7.00.02 - Input - Aster Analytics

Teradata Aster® Analytics Foundation User GuideUpdate 2

Product
Aster Analytics
Release Number
7.00.02
Release Date
September 2017
Content Type
Programming Reference
User Guide
Publication ID
B700-1022-700K
Language
English (United States)
The NaiveBayesTextClassifierTrainer function has these input tables:
  • Input table, token
  • [Optional] categories
  • [Optional] stop_word

The token table, which contains the classified training tokens, is usually generated by a tokenizing function, such as TextTokenizer or Text_Parser. The following table describes its schema.

NaiveBayesTextClassifierTrainer Token Table Schema
Column Name Data Type Description
doc_id_column CHARACTER, VARCHAR, text, INTEGER, or SMALLINT Contains the identifiers of the documents that contain the classified training tokens. The table can have more than one such column.
token_column CHARACTER, VARCHAR, or text Contains the classified training tokens.
doc_category_column CHARACTER, VARCHAR, or text Contains the categories of the documents that contain the classified training tokens.
Partition the table by this column.

The categories table contains all possible prediction categories. If you omit this table, then you must specify all possible prediction categories with the Categories argument.

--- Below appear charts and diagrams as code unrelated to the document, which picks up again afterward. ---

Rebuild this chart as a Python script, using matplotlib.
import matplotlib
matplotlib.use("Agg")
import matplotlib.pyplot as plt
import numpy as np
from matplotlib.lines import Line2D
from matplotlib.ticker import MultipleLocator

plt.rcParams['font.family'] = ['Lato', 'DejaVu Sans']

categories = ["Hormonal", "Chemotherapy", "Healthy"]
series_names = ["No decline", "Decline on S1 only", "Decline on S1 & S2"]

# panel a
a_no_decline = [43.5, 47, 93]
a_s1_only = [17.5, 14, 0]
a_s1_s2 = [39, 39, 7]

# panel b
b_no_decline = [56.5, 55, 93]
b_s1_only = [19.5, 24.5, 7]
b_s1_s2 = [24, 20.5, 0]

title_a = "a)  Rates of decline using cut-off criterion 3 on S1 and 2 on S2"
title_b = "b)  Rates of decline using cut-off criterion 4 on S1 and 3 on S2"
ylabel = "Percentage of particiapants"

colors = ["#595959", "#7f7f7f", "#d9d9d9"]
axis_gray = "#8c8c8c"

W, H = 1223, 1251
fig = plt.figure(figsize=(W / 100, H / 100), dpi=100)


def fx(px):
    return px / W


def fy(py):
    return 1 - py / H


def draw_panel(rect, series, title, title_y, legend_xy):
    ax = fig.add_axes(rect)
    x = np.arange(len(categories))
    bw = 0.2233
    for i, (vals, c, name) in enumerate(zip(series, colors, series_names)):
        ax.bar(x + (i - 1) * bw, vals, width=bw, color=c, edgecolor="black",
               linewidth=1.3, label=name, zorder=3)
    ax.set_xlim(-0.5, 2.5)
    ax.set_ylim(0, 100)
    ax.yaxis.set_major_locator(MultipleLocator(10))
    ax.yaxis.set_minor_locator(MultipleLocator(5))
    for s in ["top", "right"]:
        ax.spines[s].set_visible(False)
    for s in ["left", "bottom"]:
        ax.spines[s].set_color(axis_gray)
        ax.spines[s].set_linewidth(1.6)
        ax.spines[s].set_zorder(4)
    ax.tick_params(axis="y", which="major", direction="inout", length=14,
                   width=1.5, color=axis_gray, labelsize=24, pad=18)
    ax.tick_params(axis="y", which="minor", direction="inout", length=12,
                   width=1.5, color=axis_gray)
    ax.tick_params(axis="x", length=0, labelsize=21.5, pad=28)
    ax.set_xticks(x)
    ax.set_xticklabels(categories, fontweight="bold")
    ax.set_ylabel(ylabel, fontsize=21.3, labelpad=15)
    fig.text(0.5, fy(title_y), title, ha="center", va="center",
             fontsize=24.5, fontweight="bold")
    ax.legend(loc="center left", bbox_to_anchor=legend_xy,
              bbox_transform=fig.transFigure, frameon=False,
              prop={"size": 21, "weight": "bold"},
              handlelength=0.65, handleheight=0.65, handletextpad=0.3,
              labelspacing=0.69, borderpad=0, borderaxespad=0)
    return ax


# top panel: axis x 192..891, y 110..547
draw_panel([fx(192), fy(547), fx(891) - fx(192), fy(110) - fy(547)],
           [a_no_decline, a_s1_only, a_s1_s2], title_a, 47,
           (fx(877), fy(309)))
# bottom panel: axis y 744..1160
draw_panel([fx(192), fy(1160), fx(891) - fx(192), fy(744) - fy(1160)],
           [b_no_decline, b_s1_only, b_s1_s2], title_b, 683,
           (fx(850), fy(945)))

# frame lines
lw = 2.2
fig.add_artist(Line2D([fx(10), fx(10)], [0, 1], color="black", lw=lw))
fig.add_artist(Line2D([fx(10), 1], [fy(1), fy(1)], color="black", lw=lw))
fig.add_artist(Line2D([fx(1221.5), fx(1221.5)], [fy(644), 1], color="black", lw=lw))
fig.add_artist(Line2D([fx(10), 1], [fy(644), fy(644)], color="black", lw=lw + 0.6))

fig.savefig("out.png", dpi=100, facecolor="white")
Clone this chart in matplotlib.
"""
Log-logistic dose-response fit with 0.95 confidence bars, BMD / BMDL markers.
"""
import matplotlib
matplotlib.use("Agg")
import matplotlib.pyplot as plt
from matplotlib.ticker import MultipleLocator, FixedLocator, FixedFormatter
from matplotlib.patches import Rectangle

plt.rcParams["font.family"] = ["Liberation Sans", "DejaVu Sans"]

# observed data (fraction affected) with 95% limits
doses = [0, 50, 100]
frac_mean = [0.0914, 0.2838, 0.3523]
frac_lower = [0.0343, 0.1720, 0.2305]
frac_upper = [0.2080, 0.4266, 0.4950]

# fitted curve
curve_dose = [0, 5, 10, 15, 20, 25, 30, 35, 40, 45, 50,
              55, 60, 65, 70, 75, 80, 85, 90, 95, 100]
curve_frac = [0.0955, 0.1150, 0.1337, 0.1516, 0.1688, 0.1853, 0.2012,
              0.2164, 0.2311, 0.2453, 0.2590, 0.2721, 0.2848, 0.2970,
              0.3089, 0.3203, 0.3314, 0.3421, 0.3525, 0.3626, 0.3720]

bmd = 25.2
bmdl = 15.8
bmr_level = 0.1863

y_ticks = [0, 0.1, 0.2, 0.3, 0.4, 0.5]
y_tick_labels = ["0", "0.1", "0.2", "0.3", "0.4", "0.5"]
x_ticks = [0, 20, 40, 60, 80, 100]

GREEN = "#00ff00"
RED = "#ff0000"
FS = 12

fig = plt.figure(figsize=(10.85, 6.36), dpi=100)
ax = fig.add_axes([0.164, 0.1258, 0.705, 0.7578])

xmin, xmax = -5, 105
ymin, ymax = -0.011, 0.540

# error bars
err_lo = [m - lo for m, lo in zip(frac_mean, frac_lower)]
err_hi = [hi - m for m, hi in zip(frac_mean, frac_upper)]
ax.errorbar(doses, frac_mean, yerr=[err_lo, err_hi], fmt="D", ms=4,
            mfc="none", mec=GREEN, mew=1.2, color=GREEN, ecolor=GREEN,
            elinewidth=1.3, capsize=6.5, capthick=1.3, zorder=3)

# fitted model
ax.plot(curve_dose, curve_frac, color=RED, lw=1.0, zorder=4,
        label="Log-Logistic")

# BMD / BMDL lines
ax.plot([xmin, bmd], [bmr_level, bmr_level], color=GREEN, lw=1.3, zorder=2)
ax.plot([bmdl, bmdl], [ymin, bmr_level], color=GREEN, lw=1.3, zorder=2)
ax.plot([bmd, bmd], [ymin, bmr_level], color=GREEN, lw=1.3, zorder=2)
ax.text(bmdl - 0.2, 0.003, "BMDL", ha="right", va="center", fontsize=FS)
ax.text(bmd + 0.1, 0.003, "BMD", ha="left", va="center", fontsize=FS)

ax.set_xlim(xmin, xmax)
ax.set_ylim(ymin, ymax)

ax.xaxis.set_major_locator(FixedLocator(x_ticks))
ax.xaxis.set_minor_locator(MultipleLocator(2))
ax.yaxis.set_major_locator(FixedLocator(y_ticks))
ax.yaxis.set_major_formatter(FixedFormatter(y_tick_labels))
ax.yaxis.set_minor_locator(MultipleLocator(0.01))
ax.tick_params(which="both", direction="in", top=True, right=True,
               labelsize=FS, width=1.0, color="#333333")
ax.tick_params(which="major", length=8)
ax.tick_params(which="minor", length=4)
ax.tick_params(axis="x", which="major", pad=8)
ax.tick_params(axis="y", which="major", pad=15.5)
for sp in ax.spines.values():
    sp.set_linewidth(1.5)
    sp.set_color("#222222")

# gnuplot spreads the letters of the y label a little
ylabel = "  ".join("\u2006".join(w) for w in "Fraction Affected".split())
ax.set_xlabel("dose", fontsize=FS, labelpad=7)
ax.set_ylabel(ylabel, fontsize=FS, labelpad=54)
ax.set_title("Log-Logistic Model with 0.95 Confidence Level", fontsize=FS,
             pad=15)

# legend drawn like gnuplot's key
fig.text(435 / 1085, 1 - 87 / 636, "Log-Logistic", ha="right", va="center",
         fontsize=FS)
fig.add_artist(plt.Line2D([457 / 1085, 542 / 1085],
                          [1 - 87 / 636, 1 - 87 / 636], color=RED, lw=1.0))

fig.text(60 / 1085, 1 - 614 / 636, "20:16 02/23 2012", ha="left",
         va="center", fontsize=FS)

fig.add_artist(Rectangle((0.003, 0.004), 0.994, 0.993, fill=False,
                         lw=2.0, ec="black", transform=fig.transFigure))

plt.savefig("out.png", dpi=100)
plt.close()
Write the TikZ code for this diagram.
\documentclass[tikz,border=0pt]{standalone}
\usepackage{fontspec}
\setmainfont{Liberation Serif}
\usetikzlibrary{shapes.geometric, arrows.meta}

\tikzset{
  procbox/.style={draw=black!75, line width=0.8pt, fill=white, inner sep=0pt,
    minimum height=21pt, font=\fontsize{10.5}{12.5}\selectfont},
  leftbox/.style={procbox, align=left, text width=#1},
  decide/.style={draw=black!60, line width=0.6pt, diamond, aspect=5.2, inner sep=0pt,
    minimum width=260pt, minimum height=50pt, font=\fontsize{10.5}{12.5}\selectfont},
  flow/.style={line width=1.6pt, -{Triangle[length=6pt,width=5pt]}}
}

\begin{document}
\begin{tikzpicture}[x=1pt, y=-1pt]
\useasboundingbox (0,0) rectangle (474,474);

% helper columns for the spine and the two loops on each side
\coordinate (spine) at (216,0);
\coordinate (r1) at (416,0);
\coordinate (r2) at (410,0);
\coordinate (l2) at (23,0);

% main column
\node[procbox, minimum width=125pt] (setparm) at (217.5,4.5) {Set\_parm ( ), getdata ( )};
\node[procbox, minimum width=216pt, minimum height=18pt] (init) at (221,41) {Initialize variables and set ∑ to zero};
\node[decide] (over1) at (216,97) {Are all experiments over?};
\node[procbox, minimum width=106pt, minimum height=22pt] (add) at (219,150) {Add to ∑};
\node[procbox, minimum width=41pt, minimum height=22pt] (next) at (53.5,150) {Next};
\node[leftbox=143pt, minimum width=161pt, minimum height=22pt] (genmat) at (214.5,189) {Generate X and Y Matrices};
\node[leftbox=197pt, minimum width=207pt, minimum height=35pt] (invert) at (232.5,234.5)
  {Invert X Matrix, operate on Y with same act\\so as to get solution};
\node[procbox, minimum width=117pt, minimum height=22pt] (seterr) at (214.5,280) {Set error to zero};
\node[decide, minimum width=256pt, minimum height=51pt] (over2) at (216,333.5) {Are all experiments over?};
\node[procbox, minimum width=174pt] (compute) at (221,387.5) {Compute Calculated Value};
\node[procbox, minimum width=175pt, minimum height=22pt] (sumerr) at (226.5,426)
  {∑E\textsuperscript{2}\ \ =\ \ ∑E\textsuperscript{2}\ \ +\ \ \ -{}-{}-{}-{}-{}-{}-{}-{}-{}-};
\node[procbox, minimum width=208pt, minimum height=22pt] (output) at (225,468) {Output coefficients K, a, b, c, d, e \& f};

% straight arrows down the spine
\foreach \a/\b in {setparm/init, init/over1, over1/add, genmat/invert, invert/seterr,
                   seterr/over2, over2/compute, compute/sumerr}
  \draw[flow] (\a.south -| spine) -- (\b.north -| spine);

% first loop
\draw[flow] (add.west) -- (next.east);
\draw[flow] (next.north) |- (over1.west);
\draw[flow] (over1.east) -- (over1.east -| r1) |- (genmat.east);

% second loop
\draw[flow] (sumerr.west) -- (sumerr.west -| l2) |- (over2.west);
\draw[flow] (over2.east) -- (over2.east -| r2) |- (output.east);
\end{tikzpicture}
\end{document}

NaiveBayesTextClassifierTrainer Categories Table Schema
Column Name Data Type Description
category_column CHARACTER, VARCHAR, or text Contains all possible prediction categories.

The stop_words table contains all possible stop words (a, an, the, and so on). If you omit this table, then you must specify all possible stop words with the Stop_Words argument.

NaiveBayesTextClassifierTrainer Stop_Words Table Schema
Column Name Data Type Description
stop_words_column CHARACTER, VARCHAR, or text Contains all possible stop words.